If the California Department of Transportation plans roadwork where conduit for fiber cables could be laid, it must notify broadband providers under legislation approved Thursday by the Senate Appropriations Committee.
The idea is to allow broadband providers to piggyback on scheduled construction in an effort to speed the installation of fiber networks at less expense, especially in the rural areas of the state where high-speed Internet remains elusive.
“We are now two steps away from a paramount shift in broadband infrastructure,” bill author Assemblymember Jim Wood, D-Healdsburg, said in a statement after the committee vote.
AB 1549 would apply to construction projects that are parallel to the highway, span at least two overpasses, and involve construction methods suitable for broadband conduit installations.
If no broadband provider is willing to install conduits, the bill would require Caltrans to install its own conduit for future use. Costs to install broadband conduits can range from $185,000 to $290,000 per mile, according to figures in the bill analysis.
Lawmakers argued those costs, and public inconvenience from construction, would be lessened if roadwork and broadband installation were combined.
“Streets and highways are turned up every time a broadband company expands coverage by laying down high-speed Internet cables, which undoubtedly leads to traffic congestion and closed roads,” Wood told the Senate Appropriations Committee earlier this month. “Sometimes the road is dug up twice, once by Caltrans and later the broadband company.”
In 2006, then Gov. Arnold Schwarzenegger issued an executive order that required such public-private partnerships. However, Caltrans, which created a pilot program, failed to notify the broadband consortiums that serve rural areas, Wood said. Caltrans ended the program in 2014.
His bill would also require Caltrans to maintain a database that inventories all department-owned broadband conduits installed in state highway rights-of-way after Jan. 1, 2017. That information must be made available to local governments, nonprofit organizations, and cable TV and phone companies working on broadband deployment.

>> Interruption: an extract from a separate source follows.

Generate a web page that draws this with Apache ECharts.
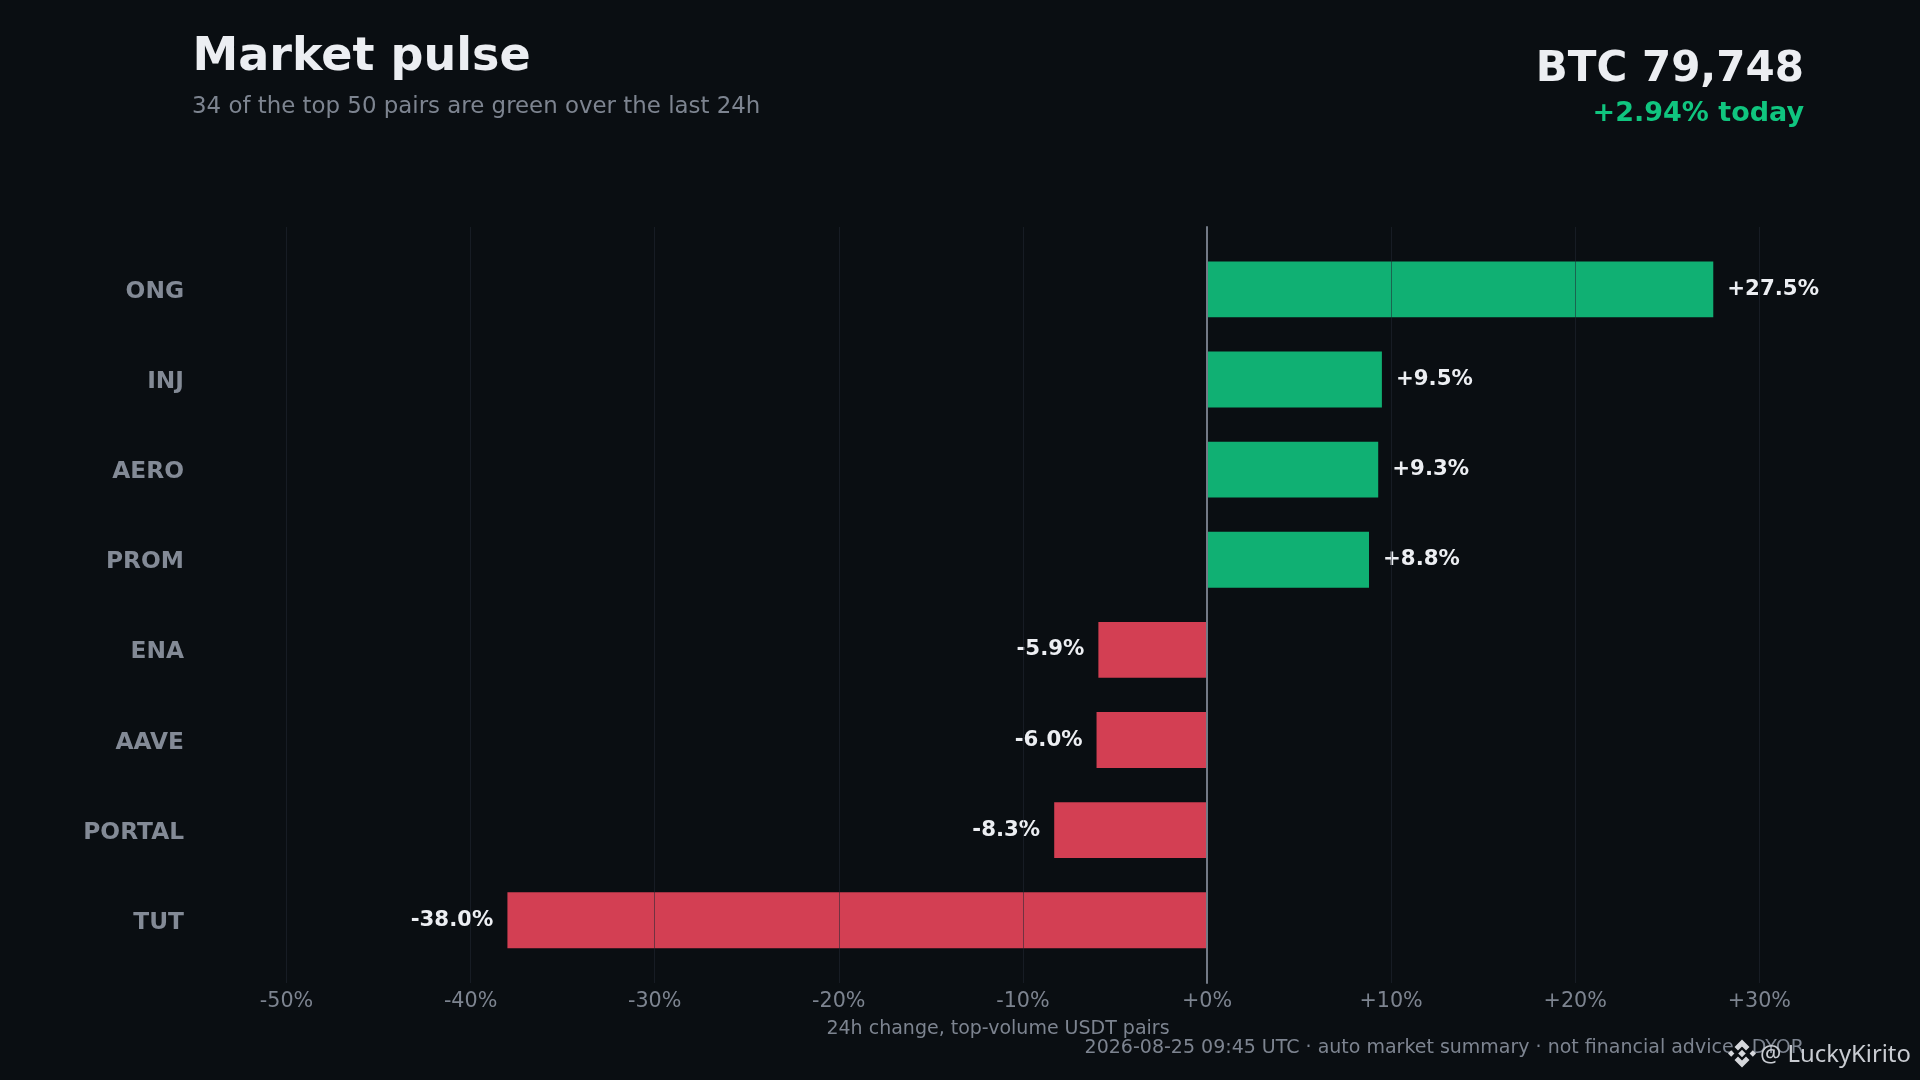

Sen. Mike McGuire, D-Healdsburg, said such a database is desperately needed so Caltrans itself can avoid inadvertently disrupting broadband service.
“Earlier this year, a Caltrans backhoe went through a critical fiber line in Humboldt, which cut service to over 100,000 customers along with local 911 emergency call centers for nearly 24 hours,” McGuire said in a news release.
The Department of Finance has opposed to the measure, citing the cost of creating the database, estimated at $915,000 for software, hardware and staffing to support the database and website, according to the latest bill analysis.
AB 1549 now moves to the Senate Floor for a vote.